> **Written request**
In the data below, locate the line containing "What TikZ code" and the line containing "(119,17) rectangle (206,30);", then retype both and everything between them exactly. Pictures are not part of the copy.

-- start Dataset --

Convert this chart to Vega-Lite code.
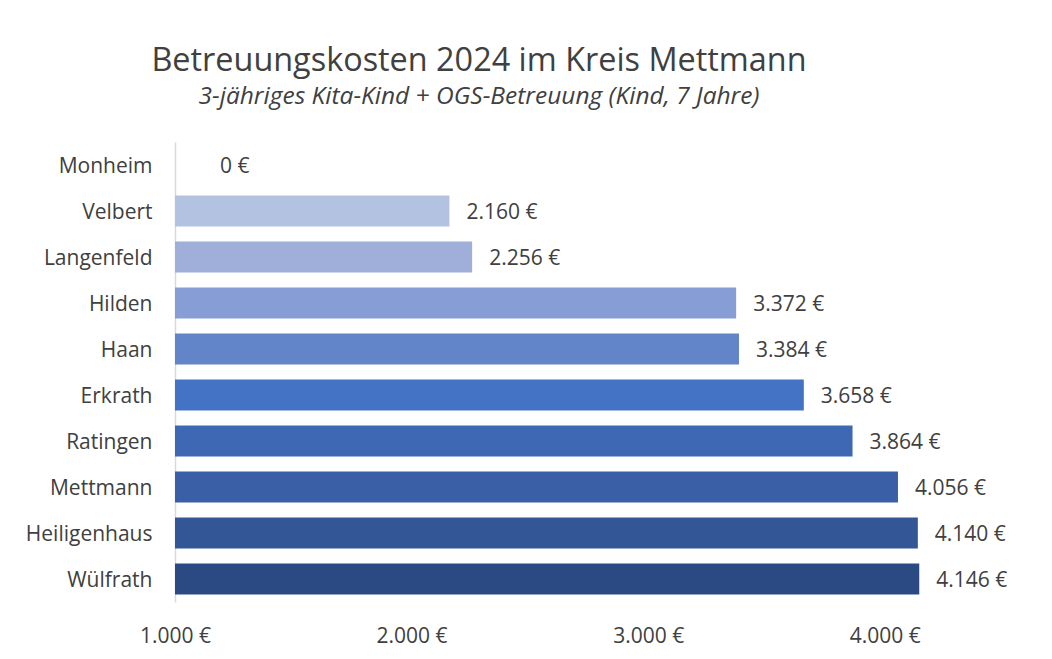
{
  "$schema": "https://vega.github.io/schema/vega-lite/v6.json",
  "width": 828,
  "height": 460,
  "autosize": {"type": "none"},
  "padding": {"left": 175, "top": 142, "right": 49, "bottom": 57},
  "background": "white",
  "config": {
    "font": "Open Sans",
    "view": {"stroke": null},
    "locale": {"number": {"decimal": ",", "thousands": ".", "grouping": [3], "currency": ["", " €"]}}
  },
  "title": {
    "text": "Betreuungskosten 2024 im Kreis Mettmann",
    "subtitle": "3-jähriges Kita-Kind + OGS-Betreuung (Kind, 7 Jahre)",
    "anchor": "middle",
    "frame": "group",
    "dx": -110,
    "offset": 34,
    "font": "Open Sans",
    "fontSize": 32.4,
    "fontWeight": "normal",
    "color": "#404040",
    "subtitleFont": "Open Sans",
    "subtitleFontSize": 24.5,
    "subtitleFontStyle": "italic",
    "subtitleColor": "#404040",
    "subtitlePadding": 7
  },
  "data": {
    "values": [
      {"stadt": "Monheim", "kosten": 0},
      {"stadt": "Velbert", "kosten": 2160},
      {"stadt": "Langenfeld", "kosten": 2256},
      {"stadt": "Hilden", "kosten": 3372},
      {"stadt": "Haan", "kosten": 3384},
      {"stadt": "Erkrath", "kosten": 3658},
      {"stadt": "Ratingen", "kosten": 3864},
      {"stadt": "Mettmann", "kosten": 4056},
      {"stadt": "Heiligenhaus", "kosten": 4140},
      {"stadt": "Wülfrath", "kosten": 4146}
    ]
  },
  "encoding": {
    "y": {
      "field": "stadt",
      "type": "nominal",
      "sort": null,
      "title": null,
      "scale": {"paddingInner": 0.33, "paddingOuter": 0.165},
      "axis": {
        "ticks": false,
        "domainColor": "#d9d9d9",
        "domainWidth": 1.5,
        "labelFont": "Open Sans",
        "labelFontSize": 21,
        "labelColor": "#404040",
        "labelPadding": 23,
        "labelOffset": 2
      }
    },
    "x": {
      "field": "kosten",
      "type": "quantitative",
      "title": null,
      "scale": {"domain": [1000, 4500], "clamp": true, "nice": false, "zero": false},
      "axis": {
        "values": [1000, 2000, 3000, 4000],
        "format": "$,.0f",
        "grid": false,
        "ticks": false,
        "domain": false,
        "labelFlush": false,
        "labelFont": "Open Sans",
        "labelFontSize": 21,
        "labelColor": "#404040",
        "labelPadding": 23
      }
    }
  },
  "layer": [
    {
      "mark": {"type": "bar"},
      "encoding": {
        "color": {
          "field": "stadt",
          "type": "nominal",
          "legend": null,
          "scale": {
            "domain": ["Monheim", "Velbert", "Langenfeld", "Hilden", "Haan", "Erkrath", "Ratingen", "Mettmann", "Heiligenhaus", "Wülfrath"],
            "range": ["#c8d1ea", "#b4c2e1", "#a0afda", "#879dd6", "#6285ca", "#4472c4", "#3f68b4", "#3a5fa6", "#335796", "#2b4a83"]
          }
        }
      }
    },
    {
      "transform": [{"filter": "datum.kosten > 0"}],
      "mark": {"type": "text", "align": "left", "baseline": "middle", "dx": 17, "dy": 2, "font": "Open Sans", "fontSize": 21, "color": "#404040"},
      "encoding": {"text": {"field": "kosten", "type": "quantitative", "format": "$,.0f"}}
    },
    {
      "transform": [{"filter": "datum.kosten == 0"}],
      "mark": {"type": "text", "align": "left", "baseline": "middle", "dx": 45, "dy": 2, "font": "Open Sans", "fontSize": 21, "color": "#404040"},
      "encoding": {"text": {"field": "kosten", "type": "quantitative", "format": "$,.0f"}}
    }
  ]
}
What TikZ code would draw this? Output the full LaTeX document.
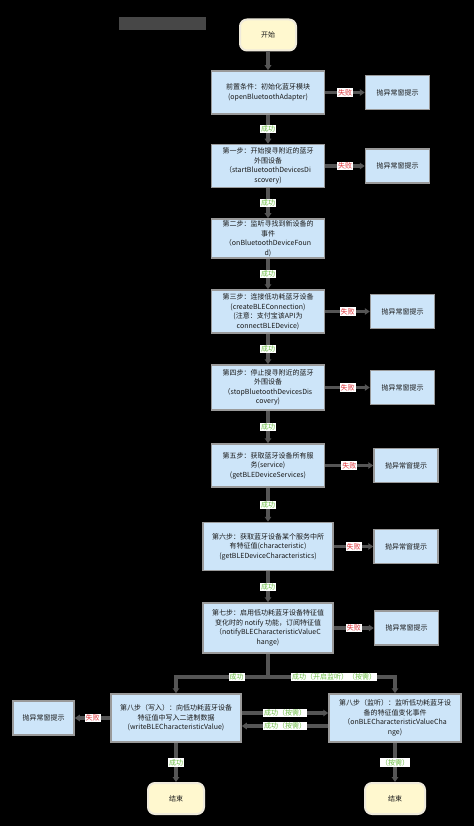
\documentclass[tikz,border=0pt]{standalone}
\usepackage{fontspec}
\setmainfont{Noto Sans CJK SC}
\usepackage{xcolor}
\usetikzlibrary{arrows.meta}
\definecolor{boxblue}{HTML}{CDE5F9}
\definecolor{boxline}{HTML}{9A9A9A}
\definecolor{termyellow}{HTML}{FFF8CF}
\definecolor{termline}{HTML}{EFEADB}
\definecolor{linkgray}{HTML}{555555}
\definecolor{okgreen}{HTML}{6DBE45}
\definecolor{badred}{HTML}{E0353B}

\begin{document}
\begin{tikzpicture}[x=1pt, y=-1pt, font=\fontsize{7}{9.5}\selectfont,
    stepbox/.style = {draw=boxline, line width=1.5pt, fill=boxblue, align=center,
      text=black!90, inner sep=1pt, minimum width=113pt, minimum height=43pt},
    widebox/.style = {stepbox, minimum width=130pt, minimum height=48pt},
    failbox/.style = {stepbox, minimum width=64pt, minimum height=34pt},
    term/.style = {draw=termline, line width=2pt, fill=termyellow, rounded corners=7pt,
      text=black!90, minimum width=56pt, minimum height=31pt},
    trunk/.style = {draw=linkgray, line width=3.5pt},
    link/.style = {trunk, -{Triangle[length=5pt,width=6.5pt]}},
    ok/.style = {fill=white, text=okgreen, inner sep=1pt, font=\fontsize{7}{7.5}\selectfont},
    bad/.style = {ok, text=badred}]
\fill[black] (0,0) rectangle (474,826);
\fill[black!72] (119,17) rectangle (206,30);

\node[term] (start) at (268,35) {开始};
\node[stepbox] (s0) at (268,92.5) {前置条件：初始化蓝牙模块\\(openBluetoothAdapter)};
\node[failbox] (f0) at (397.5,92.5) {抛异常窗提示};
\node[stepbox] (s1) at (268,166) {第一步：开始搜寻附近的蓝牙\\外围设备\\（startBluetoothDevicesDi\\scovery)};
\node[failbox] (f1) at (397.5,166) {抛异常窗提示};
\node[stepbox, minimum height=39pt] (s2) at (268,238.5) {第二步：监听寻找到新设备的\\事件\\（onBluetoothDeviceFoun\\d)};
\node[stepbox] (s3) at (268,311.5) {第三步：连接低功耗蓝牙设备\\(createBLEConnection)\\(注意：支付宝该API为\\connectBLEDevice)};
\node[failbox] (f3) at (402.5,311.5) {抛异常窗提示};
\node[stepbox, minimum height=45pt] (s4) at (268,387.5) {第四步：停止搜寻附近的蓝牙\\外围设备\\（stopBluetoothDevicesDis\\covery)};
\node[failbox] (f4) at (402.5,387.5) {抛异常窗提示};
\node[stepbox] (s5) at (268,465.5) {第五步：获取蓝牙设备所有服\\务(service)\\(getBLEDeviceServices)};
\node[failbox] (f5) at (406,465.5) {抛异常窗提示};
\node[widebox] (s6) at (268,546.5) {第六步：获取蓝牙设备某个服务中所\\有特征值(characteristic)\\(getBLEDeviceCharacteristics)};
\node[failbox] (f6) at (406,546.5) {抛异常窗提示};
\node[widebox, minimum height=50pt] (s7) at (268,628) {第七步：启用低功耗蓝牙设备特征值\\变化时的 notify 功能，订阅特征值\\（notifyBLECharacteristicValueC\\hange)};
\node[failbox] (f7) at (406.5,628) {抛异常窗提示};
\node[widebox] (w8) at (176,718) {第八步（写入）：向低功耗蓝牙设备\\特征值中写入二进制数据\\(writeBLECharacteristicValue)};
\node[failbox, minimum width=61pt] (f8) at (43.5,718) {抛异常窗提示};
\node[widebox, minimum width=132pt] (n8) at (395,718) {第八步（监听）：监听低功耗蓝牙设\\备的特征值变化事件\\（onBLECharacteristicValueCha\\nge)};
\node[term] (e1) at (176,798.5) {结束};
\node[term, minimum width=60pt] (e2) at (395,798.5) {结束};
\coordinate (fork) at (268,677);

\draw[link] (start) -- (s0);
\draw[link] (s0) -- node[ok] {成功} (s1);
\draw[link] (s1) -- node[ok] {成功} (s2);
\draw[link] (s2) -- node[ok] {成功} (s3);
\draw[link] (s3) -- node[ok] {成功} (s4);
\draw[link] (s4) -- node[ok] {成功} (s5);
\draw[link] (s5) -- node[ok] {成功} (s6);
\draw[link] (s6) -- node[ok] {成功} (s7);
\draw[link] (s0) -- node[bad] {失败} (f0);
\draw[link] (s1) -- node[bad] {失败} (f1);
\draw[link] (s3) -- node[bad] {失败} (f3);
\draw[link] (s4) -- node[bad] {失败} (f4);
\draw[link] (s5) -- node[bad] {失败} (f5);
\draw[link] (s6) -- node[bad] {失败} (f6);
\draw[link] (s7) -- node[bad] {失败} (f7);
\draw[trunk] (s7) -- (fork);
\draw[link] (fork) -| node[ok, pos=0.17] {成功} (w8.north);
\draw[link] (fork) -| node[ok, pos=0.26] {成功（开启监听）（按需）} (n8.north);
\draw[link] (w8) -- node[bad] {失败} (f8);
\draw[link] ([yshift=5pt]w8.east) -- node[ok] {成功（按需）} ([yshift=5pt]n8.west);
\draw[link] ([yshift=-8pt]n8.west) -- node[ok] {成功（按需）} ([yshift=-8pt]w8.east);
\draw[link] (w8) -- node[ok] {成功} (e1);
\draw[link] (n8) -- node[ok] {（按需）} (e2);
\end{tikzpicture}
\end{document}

-- end Dataset --

> **Answer for the task**
What TikZ code would draw this? Output the full LaTeX document.
\documentclass[tikz,border=0pt]{standalone}
\usepackage{fontspec}
\setmainfont{Noto Sans CJK SC}
\usepackage{xcolor}
\usetikzlibrary{arrows.meta}
\definecolor{boxblue}{HTML}{CDE5F9}
\definecolor{boxline}{HTML}{9A9A9A}
\definecolor{termyellow}{HTML}{FFF8CF}
\definecolor{termline}{HTML}{EFEADB}
\definecolor{linkgray}{HTML}{555555}
\definecolor{okgreen}{HTML}{6DBE45}
\definecolor{badred}{HTML}{E0353B}

\begin{document}
\begin{tikzpicture}[x=1pt, y=-1pt, font=\fontsize{7}{9.5}\selectfont,
    stepbox/.style = {draw=boxline, line width=1.5pt, fill=boxblue, align=center,
      text=black!90, inner sep=1pt, minimum width=113pt, minimum height=43pt},
    widebox/.style = {stepbox, minimum width=130pt, minimum height=48pt},
    failbox/.style = {stepbox, minimum width=64pt, minimum height=34pt},
    term/.style = {draw=termline, line width=2pt, fill=termyellow, rounded corners=7pt,
      text=black!90, minimum width=56pt, minimum height=31pt},
    trunk/.style = {draw=linkgray, line width=3.5pt},
    link/.style = {trunk, -{Triangle[length=5pt,width=6.5pt]}},
    ok/.style = {fill=white, text=okgreen, inner sep=1pt, font=\fontsize{7}{7.5}\selectfont},
    bad/.style = {ok, text=badred}]
\fill[black] (0,0) rectangle (474,826);
\fill[black!72] (119,17) rectangle (206,30);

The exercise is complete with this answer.